Despite the failure of the glucose-sensing lens, Verily insists their work was not in vain because the project had evolved into a “versatile electronics platform that can support actions, like sensing and transmitting data, on the eye.”
Verily said it was now working on a smart accommodating contact lens for presbyopia, a condition where the eye loses near focusing ability due to ageing. Verily is also working on a smart intraocular lens for improving sight following cataract surgery.
Otis said Verily had performed many clinical study sessions with individual users, collecting hundreds of thousands of biological data points from on-eye readings.
In addition, Verily said they were committed to improving the lives of people with diabetes through “improved methods for inexpensive and unobtrusive glucose sensing to support diabetes management.”

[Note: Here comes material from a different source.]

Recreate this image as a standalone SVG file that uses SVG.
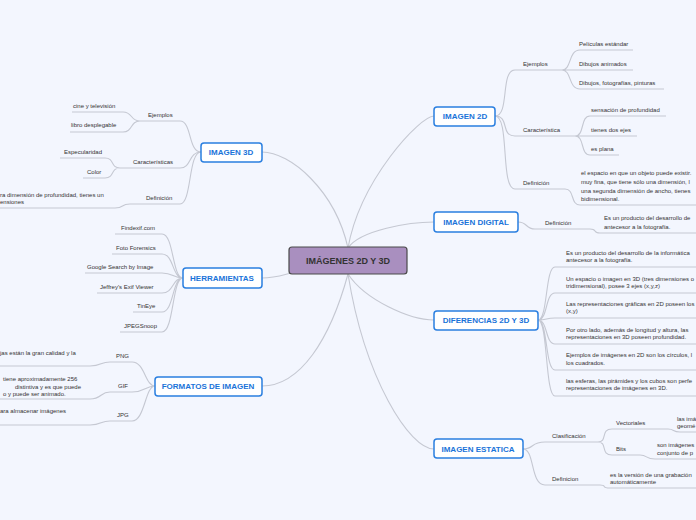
<svg xmlns="http://www.w3.org/2000/svg" width="696" height="520" viewBox="0 0 696 520">
<style>
.c{fill:none;stroke:#c5c8d2;stroke-width:1.1}
.n rect{fill:#fff;stroke:#2a7fe0;stroke-width:1.5}
.n text{font-family:"Liberation Sans",Arial,sans-serif;font-weight:bold;font-size:8px;fill:#1a73d9;text-anchor:middle}
.t{font-family:"Liberation Sans",Arial,sans-serif;font-size:6px;fill:#333}
</style>
<rect width="696" height="520" fill="#f3f6fe"/>
<g id="connectors" class="c">
<path d="M348,248 C360,180 420,116 434,116"/>
<path d="M348,248 C360,230 410,222 434,222"/>
<path d="M348,274 C365,300 410,320 434,320"/>
<path d="M348,274 C365,380 410,449 434,449"/>
<path d="M348,248 C335,190 290,152 262,152"/>
<path d="M330,260 C300,270 280,278 262,278"/>
<path d="M348,274 C330,340 300,386 262,386"/>
<path d="M495,116 C510,116 500,70 515,70 L562,70 M562,70 C572,70 568,50 580,50 L633,50 M562,70 L633,70 M562,70 C572,70 568,89 580,89 L664,89"/>
<path d="M495,116 C510,116 500,136 515,136 L575,136 M575,136 C585,136 580,116 590,116 L666,116 M575,136 L637,136 M575,136 C585,136 580,155 590,155 L619,155"/>
<path d="M495,116 C510,116 500,189 515,189 L565,189 C575,189 570,205 580,205 L696,205"/>
<path d="M518,222 C528,222 525,229 535,229 L590,229 C598,229 592,233 600,233 L696,233"/>
<path d="M538,320 C548,320 545,267 555,267 L696,267 M538,320 C548,320 545,293 555,293 L696,293 M538,320 C548,320 545,318 555,318 L696,318 M538,320 C548,320 545,344 555,344 L696,344 M538,320 C548,320 545,370 555,370 L696,370 M538,320 C548,320 545,396 555,396 L696,396"/>
<path d="M523,449 C535,449 530,442 545,442 L598,442 M598,442 C608,442 600,429 612,429 L668,429 C675,429 672,432 680,432 L696,432 M598,442 C608,442 600,455 612,455 L640,455 C648,455 645,459 655,459 L696,459"/>
<path d="M523,449 C535,449 530,485 545,485 L600,485 C608,485 600,488 610,488 L696,488"/>
<path d="M201,152 C188,152 192,121 180,121 L140,121 C130,121 133,112 123,112 L72,112 M140,121 C130,121 133,132 123,132 L70,132"/>
<path d="M201,152 C188,152 192,168 180,168 L120,168 C110,168 115,158 105,158 L60,158 M120,168 C110,168 115,178 105,178 L83,178"/>
<path d="M201,152 C188,152 192,204 180,204 L130,204 C120,204 125,208 115,208 L0,208"/>
<path d="M183,278 C172,278 174,234 162,234 L115,234 M183,278 C172,278 174,254 162,254 L112,254 M183,278 C172,278 174,273 162,273 L85,273 M183,278 C172,278 174,293 162,293 L97,293 M183,278 C172,278 174,312 162,312 L133,312 M183,278 C172,278 174,332 162,332 L120,332"/>
<path d="M155,386 C145,386 145,362 132,362 L110,362 C100,362 102,366 90,366 L0,366 M155,386 C145,386 145,392 132,392 L110,392 C100,392 102,399 90,399 L0,399 M155,386 C145,386 145,421 132,421 L110,421 C100,421 102,425 90,425 L0,425"/>
</g>
<g id="center"><rect x="289" y="247" width="118" height="27" rx="3" fill="#a98fbf" stroke="#4a4a4a" stroke-width="1.2"/><text x="348" y="264" font-family="Liberation Sans,Arial,sans-serif" font-weight="bold" font-size="9" fill="#333" text-anchor="middle">IMÁGENES 2D Y 3D</text></g>
<g id="n2d" class="n"><rect x="434" y="107" width="61" height="19" rx="3"/><text x="465" y="119">IMAGEN 2D</text></g>
<g id="ndig" class="n"><rect x="434" y="212" width="84" height="20" rx="3"/><text x="476" y="225">IMAGEN DIGITAL</text></g>
<g id="ndif" class="n"><rect x="434" y="311" width="104" height="19" rx="3"/><text x="486" y="323">DIFERENCIAS 2D Y 3D</text></g>
<g id="nest" class="n"><rect x="434" y="439" width="89" height="19" rx="3"/><text x="478" y="452">IMAGEN ESTATICA</text></g>
<g id="n3d" class="n"><rect x="201" y="143" width="61" height="19" rx="3"/><text x="231" y="155">IMAGEN 3D</text></g>
<g id="nher" class="n"><rect x="183" y="268" width="79" height="20" rx="3"/><text x="222" y="281">HERRAMIENTAS</text></g>
<g id="nfor" class="n"><rect x="155" y="377" width="107" height="19" rx="3"/><text x="208" y="389">FORMATOS DE IMAGEN</text></g>
<g id="leaves" class="t">
<text x="523" y="66">Ejemplos</text>
<text x="579" y="46">Películas estándar</text>
<text x="579" y="66">Dibujos animados</text>
<text x="579" y="85">Dibujos, fotografías, pinturas</text>
<text x="523" y="132">Característica</text>
<text x="591" y="112">sensación de profundidad</text>
<text x="591" y="132">tienes dos ejes</text>
<text x="591" y="151">es plana</text>
<text x="523" y="185">Definición</text>
<text x="581" y="175">el espacio en que un objeto puede existir.</text>
<text x="581" y="184">muy fina, que tiene sólo una dimensión, l</text>
<text x="581" y="193">una segunda dimensión de ancho, tienes</text>
<text x="581" y="201">bidimensional.</text>
<text x="545" y="225">Definición</text>
<text x="604" y="220">Es un producto del desarrollo de</text>
<text x="604" y="229">antecesor a la fotografía.</text>
<text x="566" y="255">Es un producto del desarrollo de la informática</text>
<text x="566" y="262">antecesor a la fotografía.</text>
<text x="566" y="281">Un espacio o imagen en 3D (tres dimensiones o</text>
<text x="566" y="288">tridimensional), posee 3 ejes (x,y,z)</text>
<text x="566" y="306">Las representaciones gráficas en 2D poseen los</text>
<text x="566" y="313">(x,y)</text>
<text x="566" y="332">Por otro lado, además de longitud y altura, las</text>
<text x="566" y="339">representaciones en 3D poseen profundidad.</text>
<text x="566" y="357">Ejemplos de imágenes en 2D son los círculos, l</text>
<text x="566" y="365">los cuadrados.</text>
<text x="566" y="383">las esferas, las pirámides y los cubos son perfe</text>
<text x="566" y="390">representaciones de imágenes en 3D.</text>
<text x="552" y="438">Clasificación</text>
<text x="616" y="425">Vectoriales</text>
<text x="677" y="421">las imá</text>
<text x="677" y="428">geomé</text>
<text x="616" y="451">Bits</text>
<text x="657" y="447">son imágenes</text>
<text x="657" y="455">conjunto de p</text>
<text x="552" y="481">Definicion</text>
<text x="610" y="477">es la versión de una grabación</text>
<text x="610" y="484">automáticamente</text>
<text x="148" y="117">Ejemplos</text>
<text x="73" y="108">cine y televisión</text>
<text x="71" y="127">libro desplegable</text>
<text x="133" y="164">Características</text>
<text x="64" y="154">Especularidad</text>
<text x="87" y="174">Color</text>
<text x="146" y="200">Definición</text>
<text x="0" y="197">ra dimensión de profundidad, tienes un</text>
<text x="0" y="204">ensiones</text>
<text x="121" y="230">Findexif.com</text>
<text x="116" y="250">Foto Forensics</text>
<text x="87" y="269">Google Search by Image</text>
<text x="100" y="289">Jeffrey's Exif Viewer</text>
<text x="137" y="308">TinEye</text>
<text x="124" y="328">JPEGSnoop</text>
<text x="116" y="358">PNG</text>
<text x="0" y="355">jas están la gran calidad y la</text>
<text x="118" y="388">GIF</text>
<text x="3" y="381">tiene aproximadamente 256</text>
<text x="15" y="389">distintiva y es que puede</text>
<text x="3" y="396">o y puede ser animado.</text>
<text x="117" y="417">JPG</text>
<text x="0" y="413">ara almacenar imágenes</text>
</g>
</svg>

Verily said it was working with Dexcom to develop miniaturized continuous glucose monitors and with Onduo, its joint venture with Sanofi, to integrate continuous sensing into the care paradigm for people living with Type 2 diabetes.
In 2017, the U.S. Centers for Disease Control and Prevention (CDC) said more than 100 million American adults were living with diabetes or prediabetes. Diabetes was the seventh leading cause of death in the U.S. in 2015. It is estimated that by 2045, 692 million people worldwide will have diabetes.
With so many people affected by diabetes, a non-intrusive glucose monitoring device is considered a game changer. The drive to accomplish this has seen companies such as Alphabet and Apple investing heavily in the development of non-invasive devices.